The optimum achieves equality for some constraints (but not most), called the active_constraints of the optimum.
[In the figure above, there are two active constraints. In an SVM, active constraints correspond to the samples that touch or violate the slab.]
[Sometimes, there is more than one optimal point. For example, in the figure above, if c pointed straight up, every point on the top horizontal edge would be optimal. The set of optimal points is always convex.]
Example: EVERY feasible_point (w, alpha) gives a linear classifier:
---------------------------------------------------------------- | Find w, alpha that maximizes 0 | | subject to y_i (w . X_i + alpha) >= 1 for all i in [1, n] | ----------------------------------------------------------------
IMPORTANT: The data are linearly separable iff the feasible region is not the empty set. ^ |----- Also true for maximum margin classifier (quadratic program)
Algs for linear programming:
- Simplex (George Dantzig, 1947) [Indisputibly one of the most important algorithms of the 20th century.] [Walks along edges of polytope from vertex to vertex until it finds optimum.]
- Interior point methods
[Linear programming is very different from unconstrained optimization; it has a much more combinatorial flavor. If you knew which constraints would be the active constraints once you found the solution, it would be easy; the hard part is figuring out which constraints should be the active ones. There are exponentially many possibilities, so you can't afford to try them all. So linear programming algorithms tend to have a very discrete, computer science feeling to them, like graph algorithms, whereas unconstrained optimization algorithms tend to have a continuous, numerical optimization feeling.]
[Linear programs crop up everywhere in engineering and science, but they're usually in disguise. An extremely useful talent you should develop is to recognize when a problem is a linear program.]
[A linear program solver can find a linear classifier, but it can't find the maximum margin classifier. We need something more powerful.]
Quadratic program
Quadratic, convex objective fn + linear inequality constraints.
Goal: Find w that minimizes f(w) = w^T Q w + c^T w subject to A w <= b where Q is a symmetric, positive definite matrix. A matrix is _positive_definite_ if w^T Q w > 0 for all w != 0.
Only one local minimum!
[If Q is indefinite, so f is not convex, then the minimum is not unique and quadratic programming is NP-hard.]
Example: Find maximum margin classifier.
[Show circular contour; draw polygon on top; show constrained minimum. In an SVM, we are looking for the point in this polygon that's closest to the origin. Example with one active constraint; example with two.]

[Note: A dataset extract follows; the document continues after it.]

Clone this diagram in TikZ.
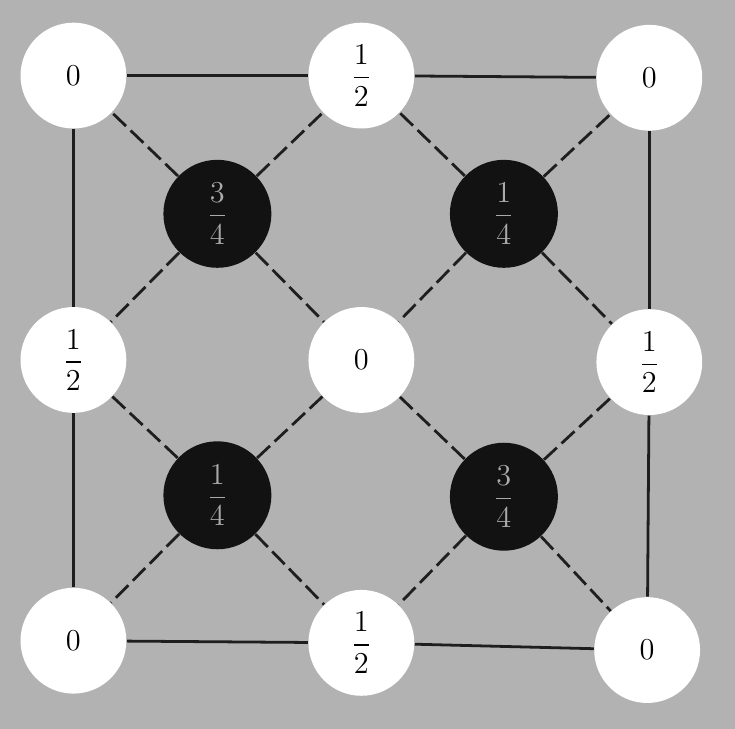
\documentclass[tikz,border=0pt]{standalone}
\usepackage{amsmath}
\usepackage{xcolor}
\usepackage{tikz}
\usetikzlibrary{positioning}

\definecolor{paper}{RGB}{178,178,178}
\definecolor{ink}{RGB}{30,30,30}
\definecolor{faint}{RGB}{170,170,170}

\begin{document}
\begin{tikzpicture}[white/.style={draw=none, circle, fill=white, minimum size=1.47cm, inner sep=0pt, text centered, text=black, font=\large},
                    dark/.style={draw=none, circle, fill=black!93, minimum size=1.5cm, inner sep=0pt, text centered, text=faint, font=\large},
                    bond/.style={ink, line width=1.1pt, dash pattern=on 7pt off 2.5pt},
                    face/.style={ink, line width=1.1pt}]
                        \fill[paper] (-5.02,-5.12) rectangle (5.19,5.0);
                        \useasboundingbox (-5.02,-5.12) rectangle (5.19,5.0);
                        \node[white] (tl) at (-4, 3.95) {$0$};
                        \node[white] (tm) at (0, 3.95) {$\dfrac{1}{2}$};
                        \node[white] (tr) at (4, 3.92) {$0$};
                        \node[white] (ml) at (-4, 0) {$\dfrac{1}{2}$};
                        \node[white] (c) at (0, 0) {$0$};
                        \node[white] (mr) at (4, -0.03) {$\dfrac{1}{2}$};
                        \node[white] (bl) at (-4, -3.9) {$0$};
                        \node[white] (bm) at (0, -3.93) {$\dfrac{1}{2}$};
                        \node[white] (br) at (3.97, -4.03) {$0$};
                        \node[dark] (p) at (-2, 2.03) {$\dfrac{3}{4}$};
                        \node[dark] (q) at (1.98, 2.03) {$\dfrac{1}{4}$};
                        \node[dark] (r) at (-2, -1.88) {$\dfrac{1}{4}$};
                        \node[dark] (s) at (1.98, -1.9) {$\dfrac{3}{4}$};
                        % cube faces
                        \draw [face] (tl) -- (tm);
                        \draw [face] (tm) -- (tr);
                        \draw [face] (tr) -- (mr);
                        \draw [face] (mr) -- (br);
                        \draw [face] (br) -- (bm);
                        \draw [face] (bm) -- (bl);
                        \draw [face] (bl) -- (ml);
                        \draw [face] (ml) -- (tl);
                        % bonds
                        \draw [bond] (p) -- (tl);
                        \draw [bond] (p) -- (tm);
                        \draw [bond] (p) -- (ml);
                        \draw [bond] (p) -- (c);
                        \draw [bond] (q) -- (tm);
                        \draw [bond] (q) -- (tr);
                        \draw [bond] (q) -- (c);
                        \draw [bond] (q) -- (mr);
                        \draw [bond] (r) -- (ml);
                        \draw [bond] (r) -- (c);
                        \draw [bond] (r) -- (bl);
                        \draw [bond] (r) -- (bm);
                        \draw [bond] (s) -- (c);
                        \draw [bond] (s) -- (mr);
                        \draw [bond] (s) -- (bm);
                        \draw [bond] (s) -- (br);
                        \end{tikzpicture}
\end{document}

Algs for quadratic programming:
- Simplex-like
- Sequential minimal optimization (SMO, used in LIBSVM)
- Coordinate descent (used in LIBLINEAR)
[One clever idea used in SMO is that they do a line search that uses the Hessian, but it's cheap to compute because they don't walk in the direction of steepest descent; instead they walk along just one or a few coordinate axes at a time.]
Convex Program (EE 127/227A/227B)
Convex objective fn + convex inequality constraints.
[What I've given you here is, roughly, a sliding scale of optimization problems of increasing complexity, difficulty, and computation time. But even convex programs are relatively easy to solve. When you're trying to address the needs of real-world applications, it's not uncommon to devise an optimization problem with crazy inequalities and an objective function that's nowhere near convex. These are sometimes very, very hard to solve.]